# [MATERIAL SUPPLIED]
● ● ●
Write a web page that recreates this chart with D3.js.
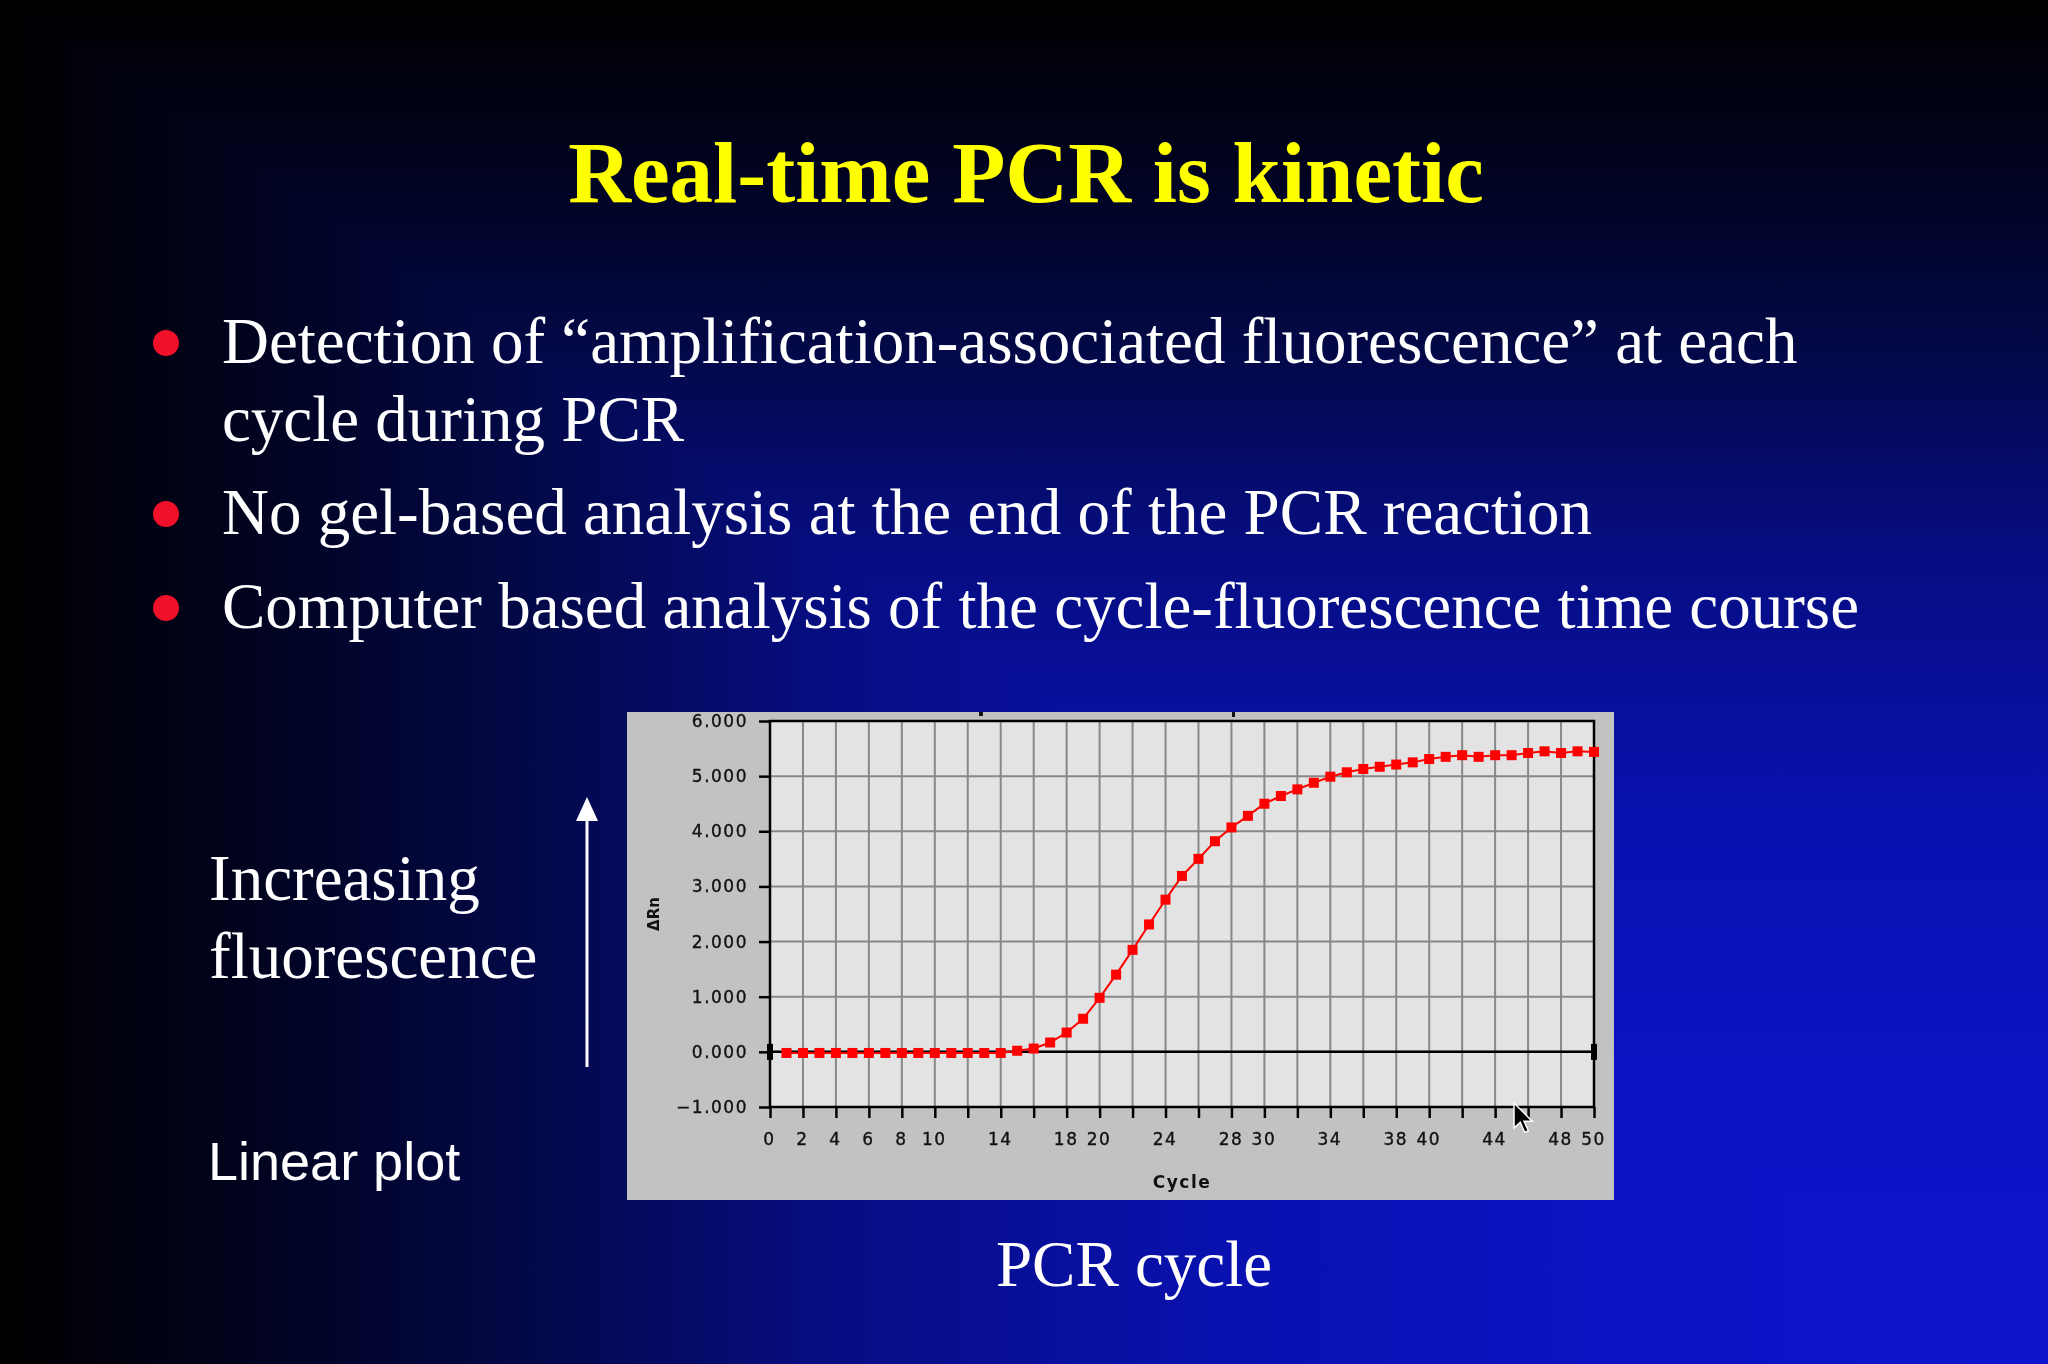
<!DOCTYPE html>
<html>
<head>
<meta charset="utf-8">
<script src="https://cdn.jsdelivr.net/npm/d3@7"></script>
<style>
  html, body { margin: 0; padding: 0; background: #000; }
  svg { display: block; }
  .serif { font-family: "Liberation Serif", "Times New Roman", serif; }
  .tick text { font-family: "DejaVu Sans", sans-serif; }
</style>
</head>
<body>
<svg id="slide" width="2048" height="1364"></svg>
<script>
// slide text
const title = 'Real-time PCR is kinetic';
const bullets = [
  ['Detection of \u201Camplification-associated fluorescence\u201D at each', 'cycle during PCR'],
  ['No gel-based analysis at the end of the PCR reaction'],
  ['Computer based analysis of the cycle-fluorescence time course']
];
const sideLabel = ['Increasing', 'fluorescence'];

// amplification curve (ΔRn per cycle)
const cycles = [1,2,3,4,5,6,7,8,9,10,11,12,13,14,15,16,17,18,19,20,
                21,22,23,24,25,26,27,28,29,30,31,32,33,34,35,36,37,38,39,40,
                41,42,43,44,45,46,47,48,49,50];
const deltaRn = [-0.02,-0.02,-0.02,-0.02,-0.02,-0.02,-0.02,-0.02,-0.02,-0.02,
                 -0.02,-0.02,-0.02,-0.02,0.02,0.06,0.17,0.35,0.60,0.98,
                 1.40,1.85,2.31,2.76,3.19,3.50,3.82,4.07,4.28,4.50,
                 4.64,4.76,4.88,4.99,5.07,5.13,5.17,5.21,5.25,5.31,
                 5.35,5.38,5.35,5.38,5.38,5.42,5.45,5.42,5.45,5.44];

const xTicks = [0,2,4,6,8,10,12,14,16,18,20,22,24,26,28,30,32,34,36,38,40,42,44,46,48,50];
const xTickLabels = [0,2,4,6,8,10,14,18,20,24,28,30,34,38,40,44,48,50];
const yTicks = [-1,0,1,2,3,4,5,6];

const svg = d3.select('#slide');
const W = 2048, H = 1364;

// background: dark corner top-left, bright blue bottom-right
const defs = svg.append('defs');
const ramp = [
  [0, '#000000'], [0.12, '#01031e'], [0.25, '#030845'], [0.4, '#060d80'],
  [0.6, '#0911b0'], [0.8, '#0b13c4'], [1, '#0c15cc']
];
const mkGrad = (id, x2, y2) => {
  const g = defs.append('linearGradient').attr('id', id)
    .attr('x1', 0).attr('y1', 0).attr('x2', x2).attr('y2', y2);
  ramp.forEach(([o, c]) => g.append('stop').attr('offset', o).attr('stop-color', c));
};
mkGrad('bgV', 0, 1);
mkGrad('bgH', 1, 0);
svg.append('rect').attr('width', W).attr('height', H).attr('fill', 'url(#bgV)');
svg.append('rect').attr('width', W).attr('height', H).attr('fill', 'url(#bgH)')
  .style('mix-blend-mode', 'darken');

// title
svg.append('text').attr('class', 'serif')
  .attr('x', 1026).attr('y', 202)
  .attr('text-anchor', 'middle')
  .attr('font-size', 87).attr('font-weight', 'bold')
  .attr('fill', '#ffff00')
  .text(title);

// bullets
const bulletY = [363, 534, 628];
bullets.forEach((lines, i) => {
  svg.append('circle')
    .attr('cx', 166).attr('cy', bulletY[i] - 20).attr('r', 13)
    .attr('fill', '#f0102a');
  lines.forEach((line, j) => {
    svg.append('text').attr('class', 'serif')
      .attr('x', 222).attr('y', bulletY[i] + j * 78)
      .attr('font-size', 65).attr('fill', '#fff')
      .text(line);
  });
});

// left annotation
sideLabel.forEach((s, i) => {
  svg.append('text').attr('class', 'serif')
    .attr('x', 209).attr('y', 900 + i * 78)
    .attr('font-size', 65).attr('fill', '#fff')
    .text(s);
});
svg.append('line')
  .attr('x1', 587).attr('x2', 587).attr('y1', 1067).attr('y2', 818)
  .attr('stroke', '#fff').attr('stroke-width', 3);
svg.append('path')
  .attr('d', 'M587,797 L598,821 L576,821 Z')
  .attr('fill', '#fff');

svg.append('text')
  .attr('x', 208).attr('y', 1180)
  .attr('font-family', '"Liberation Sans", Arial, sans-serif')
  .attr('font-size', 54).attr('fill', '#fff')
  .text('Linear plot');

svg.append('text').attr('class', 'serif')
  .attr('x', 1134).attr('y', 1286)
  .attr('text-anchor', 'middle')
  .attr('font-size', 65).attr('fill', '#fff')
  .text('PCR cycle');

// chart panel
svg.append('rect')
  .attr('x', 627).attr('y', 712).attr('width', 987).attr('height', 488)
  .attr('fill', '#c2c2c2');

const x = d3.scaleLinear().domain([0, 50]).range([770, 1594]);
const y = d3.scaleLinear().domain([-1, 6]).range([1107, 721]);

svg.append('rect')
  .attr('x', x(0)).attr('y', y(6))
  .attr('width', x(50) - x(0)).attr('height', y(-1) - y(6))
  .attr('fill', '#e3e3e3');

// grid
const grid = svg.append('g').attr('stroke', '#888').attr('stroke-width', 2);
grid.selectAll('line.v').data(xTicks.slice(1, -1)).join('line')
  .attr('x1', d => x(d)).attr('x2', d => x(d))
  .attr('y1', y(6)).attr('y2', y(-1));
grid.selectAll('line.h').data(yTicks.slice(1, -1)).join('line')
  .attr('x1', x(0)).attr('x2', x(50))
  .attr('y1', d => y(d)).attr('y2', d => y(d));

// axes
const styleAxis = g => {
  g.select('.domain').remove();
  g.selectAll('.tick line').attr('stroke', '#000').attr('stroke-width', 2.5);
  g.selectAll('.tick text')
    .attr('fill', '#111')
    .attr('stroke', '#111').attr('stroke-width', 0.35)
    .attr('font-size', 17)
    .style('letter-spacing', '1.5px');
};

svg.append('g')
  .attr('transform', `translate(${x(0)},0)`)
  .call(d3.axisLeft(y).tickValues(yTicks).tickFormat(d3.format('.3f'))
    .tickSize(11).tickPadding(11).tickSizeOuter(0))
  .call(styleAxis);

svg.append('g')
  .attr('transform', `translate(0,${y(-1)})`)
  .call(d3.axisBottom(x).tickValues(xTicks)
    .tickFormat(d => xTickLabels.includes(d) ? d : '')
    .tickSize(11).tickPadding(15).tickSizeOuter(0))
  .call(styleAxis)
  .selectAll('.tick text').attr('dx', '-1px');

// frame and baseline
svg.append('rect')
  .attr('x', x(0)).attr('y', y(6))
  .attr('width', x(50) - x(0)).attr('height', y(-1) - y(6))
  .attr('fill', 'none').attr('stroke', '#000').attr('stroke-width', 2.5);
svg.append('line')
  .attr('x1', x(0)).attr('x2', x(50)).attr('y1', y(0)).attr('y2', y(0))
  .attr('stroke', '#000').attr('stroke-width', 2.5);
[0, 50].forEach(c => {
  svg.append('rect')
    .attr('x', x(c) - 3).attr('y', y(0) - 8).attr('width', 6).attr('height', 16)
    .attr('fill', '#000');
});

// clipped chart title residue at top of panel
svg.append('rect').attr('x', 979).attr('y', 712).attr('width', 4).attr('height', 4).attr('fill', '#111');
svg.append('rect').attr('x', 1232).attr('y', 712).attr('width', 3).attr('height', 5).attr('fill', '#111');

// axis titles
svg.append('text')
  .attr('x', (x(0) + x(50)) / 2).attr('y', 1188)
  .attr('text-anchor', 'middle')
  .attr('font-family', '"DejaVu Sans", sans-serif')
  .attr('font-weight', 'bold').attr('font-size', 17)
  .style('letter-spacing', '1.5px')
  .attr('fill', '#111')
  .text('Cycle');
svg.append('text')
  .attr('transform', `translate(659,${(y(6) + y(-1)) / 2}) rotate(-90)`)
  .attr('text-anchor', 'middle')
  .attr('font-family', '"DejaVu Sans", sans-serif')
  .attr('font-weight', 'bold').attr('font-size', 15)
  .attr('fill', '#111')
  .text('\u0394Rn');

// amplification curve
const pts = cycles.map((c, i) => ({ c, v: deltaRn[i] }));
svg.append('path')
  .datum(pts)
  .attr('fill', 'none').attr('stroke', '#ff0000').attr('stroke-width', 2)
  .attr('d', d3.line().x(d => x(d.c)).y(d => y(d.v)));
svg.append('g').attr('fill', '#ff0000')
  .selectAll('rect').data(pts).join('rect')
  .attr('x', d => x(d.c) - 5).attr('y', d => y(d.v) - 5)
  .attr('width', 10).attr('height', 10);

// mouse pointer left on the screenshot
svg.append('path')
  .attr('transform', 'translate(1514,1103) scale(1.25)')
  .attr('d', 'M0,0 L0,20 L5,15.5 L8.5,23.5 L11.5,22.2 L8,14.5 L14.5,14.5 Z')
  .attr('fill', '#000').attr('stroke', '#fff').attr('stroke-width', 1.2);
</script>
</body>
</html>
● ● ●
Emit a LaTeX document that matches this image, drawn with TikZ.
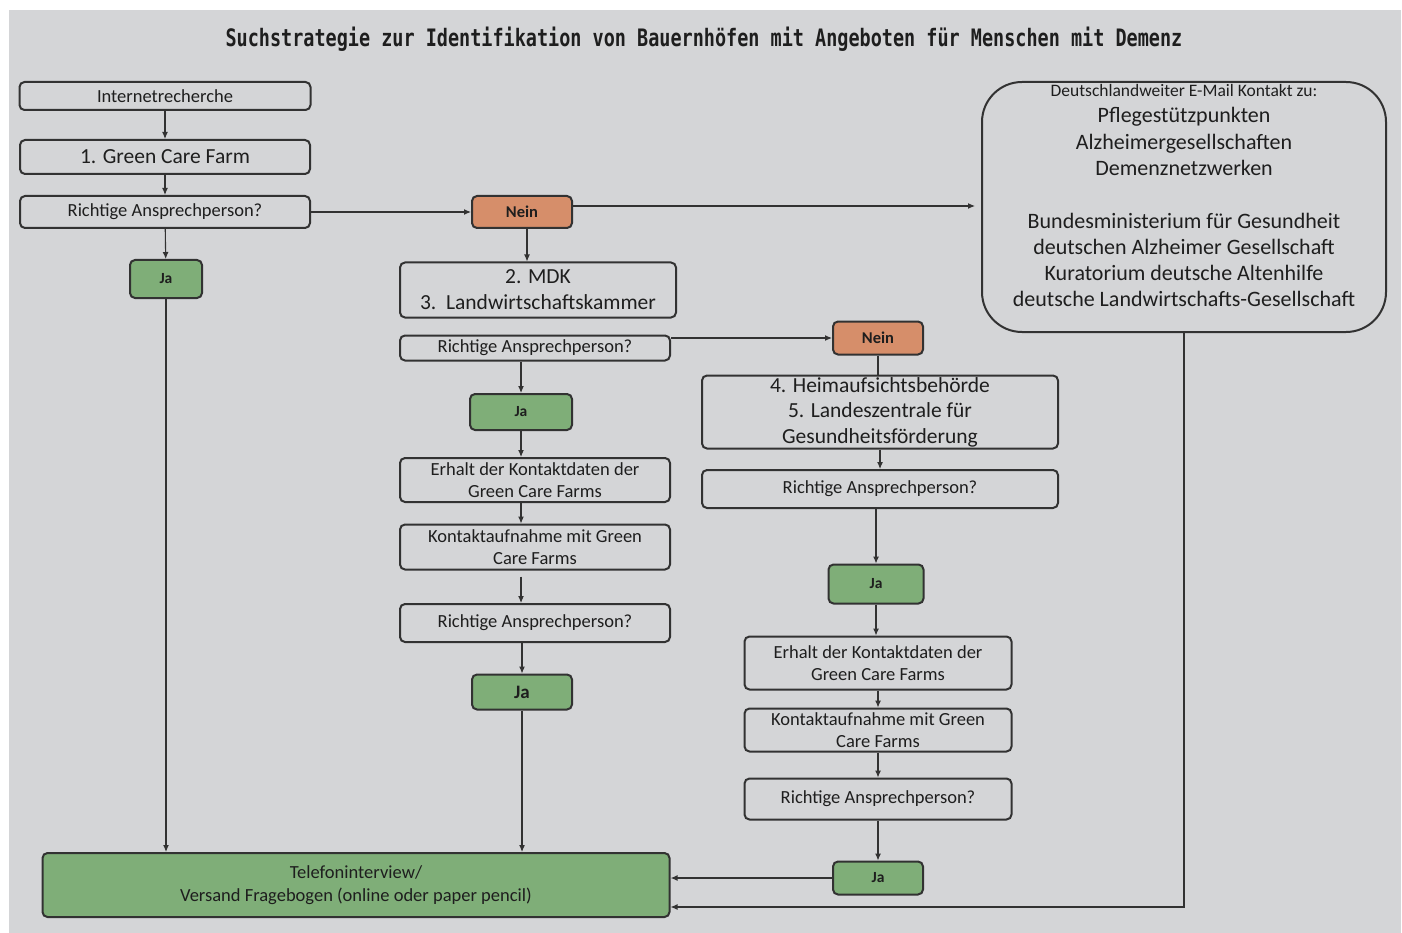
● ● ●
# [PROMPT]
In the records above, locate each line with the word "that". Copy all such lines.

# [TASK RESPONSE]
Write a web page that recreates this chart with D3.js.
Emit a LaTeX document that matches this image, drawn with TikZ.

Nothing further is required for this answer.